Taylor argues that reports certain Director Defendants received from the Internal Audit Department (“IAD”) in February, March, and November of 2007 show that those Defendants knew of the accounting problems within Harris Stratex. (D.I. 1, ¶ 70). These reports detailed significant exceptions, inventory control weaknesses, and the need for corrective measures within the Stratex New Delhi and Thailand locations. ( Id.) They were presented to Defendants Thompson, Evans,Hasler, Kissner, and Lance. ( Id. at ¶ 71). Taylor argues that the reports put these Defendants on notice of accounting problems within their organization. Further, by making financial disclosures based on the compromised accounting system, they supposedly knew the disclosures were misleading. It is true that those “who knowingly disseminate false information that results in corporate injury or damage to an individual stockholder violate their fiduciary duty.” Malone v. Brincat, 722 A.2d 5, 9 (Del.1998). Taylor's problem is that none of the New Delhi or Thailand accounting errors are alleged to have actually contributed to the disclosure inaccuracies. The Complaint itself chiefly pins the need for Restatement on accounting problems originating within the MCD side of the business at the San Antonio and North Carolina locations. (D.I. 1, ¶¶ 65–67). The IAD Reports, however, were limited to problems in New Delhi and Thailand. Moreover, those sites were a legacy of Stratex, not MCD. Subsequent Harris Stratex SOX 404 reports confirmed that the problems in New Delhi and Thailand did not contribute to the disclosure inaccuracies. The IAD Reports do not show that these Director Defendants had knowledge of the relevant accounting problems and therefore do not expose them to a substantial likelihood of liability.
The SOX 404 report identified control deficiencies by geographic area. (D.I. 31, Exh 6. at 11). Neither the New Delhi nor the Thailand locations are listed. ( Id.)

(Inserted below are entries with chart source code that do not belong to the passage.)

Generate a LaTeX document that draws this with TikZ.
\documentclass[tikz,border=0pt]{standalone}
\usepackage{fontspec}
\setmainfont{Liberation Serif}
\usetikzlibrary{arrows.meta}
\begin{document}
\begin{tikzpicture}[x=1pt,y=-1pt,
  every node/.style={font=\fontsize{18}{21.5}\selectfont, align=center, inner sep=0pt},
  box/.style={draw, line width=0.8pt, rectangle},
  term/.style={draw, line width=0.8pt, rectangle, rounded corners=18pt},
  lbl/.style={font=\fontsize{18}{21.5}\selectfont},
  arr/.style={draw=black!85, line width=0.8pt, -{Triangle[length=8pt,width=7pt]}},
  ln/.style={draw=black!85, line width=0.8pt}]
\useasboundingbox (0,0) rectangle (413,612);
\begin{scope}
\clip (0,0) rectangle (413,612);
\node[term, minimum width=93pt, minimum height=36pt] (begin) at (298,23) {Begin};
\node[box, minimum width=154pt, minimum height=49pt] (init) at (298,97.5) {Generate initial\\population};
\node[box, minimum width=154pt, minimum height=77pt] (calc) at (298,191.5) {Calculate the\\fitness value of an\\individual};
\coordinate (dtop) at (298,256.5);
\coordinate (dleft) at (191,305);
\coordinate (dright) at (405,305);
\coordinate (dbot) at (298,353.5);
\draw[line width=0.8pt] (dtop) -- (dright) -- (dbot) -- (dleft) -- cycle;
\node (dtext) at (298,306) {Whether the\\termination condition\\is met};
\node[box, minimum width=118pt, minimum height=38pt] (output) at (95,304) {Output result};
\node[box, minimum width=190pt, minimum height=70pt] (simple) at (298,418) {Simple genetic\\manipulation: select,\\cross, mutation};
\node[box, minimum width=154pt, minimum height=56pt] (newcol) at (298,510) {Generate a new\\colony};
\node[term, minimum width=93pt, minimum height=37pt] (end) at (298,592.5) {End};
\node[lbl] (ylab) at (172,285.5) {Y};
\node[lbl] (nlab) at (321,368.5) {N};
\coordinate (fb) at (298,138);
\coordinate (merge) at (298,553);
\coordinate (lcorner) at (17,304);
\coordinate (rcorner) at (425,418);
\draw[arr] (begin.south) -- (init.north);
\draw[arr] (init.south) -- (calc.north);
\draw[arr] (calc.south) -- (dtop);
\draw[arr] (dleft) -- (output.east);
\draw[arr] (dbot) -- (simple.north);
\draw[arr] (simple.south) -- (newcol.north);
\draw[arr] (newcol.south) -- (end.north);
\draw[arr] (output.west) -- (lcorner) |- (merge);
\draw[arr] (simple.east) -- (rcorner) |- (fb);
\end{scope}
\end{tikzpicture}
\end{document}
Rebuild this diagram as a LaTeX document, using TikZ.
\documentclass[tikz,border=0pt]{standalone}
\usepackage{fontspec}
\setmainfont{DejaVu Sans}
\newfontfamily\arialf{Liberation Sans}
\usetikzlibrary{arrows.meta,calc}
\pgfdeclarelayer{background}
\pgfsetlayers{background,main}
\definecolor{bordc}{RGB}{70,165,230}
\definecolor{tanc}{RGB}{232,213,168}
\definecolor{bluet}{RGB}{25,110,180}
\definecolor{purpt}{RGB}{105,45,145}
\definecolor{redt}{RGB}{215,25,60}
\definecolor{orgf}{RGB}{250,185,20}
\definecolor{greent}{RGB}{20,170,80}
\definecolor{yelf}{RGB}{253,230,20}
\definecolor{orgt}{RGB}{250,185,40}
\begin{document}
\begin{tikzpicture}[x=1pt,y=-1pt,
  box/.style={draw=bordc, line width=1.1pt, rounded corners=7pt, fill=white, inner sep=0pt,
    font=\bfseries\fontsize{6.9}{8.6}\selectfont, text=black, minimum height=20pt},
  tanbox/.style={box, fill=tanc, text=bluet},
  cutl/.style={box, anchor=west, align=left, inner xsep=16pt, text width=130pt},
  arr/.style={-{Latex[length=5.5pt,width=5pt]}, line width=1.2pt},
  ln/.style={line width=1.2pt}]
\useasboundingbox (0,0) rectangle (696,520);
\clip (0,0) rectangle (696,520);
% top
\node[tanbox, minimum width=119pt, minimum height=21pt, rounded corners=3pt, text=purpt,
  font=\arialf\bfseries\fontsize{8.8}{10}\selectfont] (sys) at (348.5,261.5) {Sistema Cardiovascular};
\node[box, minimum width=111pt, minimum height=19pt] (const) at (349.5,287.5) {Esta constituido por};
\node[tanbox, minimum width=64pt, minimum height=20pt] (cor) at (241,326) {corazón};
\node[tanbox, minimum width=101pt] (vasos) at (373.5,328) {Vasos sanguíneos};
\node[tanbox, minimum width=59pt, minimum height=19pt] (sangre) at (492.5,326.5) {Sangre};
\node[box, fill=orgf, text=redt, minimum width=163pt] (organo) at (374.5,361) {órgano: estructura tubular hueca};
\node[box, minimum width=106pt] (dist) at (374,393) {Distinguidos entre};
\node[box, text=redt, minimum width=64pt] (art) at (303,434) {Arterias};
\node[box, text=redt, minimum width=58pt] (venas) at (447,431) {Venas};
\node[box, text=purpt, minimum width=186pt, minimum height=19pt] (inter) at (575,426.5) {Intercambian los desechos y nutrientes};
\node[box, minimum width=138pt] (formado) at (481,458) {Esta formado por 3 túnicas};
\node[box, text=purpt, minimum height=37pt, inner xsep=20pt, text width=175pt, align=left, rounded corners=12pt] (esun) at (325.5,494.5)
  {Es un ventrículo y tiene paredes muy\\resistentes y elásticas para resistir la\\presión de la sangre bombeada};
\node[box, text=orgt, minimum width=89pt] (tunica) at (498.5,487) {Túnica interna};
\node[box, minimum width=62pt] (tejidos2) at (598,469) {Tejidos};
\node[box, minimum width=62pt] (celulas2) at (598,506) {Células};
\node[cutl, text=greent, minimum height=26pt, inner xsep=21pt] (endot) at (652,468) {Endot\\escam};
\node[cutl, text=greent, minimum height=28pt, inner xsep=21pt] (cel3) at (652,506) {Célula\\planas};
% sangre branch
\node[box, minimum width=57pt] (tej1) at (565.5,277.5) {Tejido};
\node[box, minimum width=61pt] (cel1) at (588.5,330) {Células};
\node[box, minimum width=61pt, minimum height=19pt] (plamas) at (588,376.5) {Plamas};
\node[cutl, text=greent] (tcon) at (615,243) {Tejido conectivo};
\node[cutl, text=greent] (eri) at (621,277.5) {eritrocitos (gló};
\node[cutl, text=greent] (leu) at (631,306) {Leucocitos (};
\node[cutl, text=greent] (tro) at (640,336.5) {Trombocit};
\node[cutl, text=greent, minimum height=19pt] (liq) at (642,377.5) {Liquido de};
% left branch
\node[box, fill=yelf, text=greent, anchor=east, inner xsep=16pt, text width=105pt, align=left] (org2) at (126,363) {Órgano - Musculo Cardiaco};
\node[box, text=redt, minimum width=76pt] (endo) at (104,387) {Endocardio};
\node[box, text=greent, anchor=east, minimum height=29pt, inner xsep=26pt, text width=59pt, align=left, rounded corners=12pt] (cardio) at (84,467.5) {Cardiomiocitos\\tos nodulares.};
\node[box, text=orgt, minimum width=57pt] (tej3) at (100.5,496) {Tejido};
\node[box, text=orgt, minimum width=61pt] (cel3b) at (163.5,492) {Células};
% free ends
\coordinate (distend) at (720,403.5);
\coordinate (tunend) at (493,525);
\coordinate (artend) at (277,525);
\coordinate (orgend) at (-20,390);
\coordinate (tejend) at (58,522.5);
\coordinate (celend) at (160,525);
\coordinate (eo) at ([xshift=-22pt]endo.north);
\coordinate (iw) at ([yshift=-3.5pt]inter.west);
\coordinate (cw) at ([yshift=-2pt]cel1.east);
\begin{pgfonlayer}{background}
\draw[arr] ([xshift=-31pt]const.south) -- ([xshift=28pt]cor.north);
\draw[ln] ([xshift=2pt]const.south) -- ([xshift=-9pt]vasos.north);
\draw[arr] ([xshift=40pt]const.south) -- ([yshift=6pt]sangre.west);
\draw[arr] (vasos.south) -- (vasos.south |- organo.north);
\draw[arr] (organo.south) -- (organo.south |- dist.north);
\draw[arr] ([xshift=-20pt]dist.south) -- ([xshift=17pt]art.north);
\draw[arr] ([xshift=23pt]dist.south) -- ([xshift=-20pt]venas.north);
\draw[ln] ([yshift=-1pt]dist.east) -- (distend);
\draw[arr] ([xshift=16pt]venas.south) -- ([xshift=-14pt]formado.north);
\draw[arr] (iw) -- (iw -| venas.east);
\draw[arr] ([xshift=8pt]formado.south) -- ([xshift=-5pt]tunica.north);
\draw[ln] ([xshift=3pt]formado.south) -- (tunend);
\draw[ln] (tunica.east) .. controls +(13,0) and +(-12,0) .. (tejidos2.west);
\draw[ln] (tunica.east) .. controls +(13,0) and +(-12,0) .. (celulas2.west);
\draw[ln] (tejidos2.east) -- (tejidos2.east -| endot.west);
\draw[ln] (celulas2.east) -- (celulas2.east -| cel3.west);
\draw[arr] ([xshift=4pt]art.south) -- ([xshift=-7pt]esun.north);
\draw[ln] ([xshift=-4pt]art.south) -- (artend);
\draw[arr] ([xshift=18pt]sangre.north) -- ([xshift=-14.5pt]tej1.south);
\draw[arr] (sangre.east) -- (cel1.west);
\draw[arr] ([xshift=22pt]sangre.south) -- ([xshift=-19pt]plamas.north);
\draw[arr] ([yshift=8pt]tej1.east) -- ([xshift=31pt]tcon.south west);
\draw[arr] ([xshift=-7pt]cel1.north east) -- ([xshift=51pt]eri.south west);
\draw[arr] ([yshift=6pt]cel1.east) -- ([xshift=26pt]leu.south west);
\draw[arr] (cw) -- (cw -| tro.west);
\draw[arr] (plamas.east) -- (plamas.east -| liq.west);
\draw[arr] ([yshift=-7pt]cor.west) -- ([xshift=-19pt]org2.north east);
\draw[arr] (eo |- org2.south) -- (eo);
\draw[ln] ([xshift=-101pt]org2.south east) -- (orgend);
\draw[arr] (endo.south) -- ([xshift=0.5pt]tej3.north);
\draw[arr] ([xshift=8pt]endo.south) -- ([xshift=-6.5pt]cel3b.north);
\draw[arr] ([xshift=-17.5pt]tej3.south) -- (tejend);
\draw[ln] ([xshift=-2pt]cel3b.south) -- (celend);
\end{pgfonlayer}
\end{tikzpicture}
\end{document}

Taylor next alleges that Stratex's 2006 10–K shows that certain Director Defendants knew of long-standing internal accounting problems, yet they allowed those problems to persist and filed unreliable financial disclosures. (D.I. 1, ¶ 85). Defendants Kissner, Hasler, Higgerson, and Thompson were former Stratex Directors and remained on as Directors of the combined Board. ( Id.) Stratex's 2006 10–K does warn investors of problems with the “internal controls over financial reporting,” disclosing two material weaknesses. (D.I. 31, Exh. 1 at 50). The 10–K, however, also stated that one weakness was remedied by the time of the filing, while the second weakness was being actively addressed. This 10–K does not raise the specter of dishonesty or bad faith; to the contrary, it demonstrates an approach tilted toward full disclosure of possible accounting problems within the company. Further, the 10–K detailed pre-merger, Stratex problems. Taylor's reliance on Stratex issues is not well-taken, since they did not cause the injuries. The injuries arose from MCD problems. Nothing in the disclosure is specifically alleged to be connected with actual losses suffered by shareholders or the need for the Restatement. Taylor's allegations concerning the Stratex 2006 10–K do not indicate a substantial likelihoodof liability on the part of these Director Defendants.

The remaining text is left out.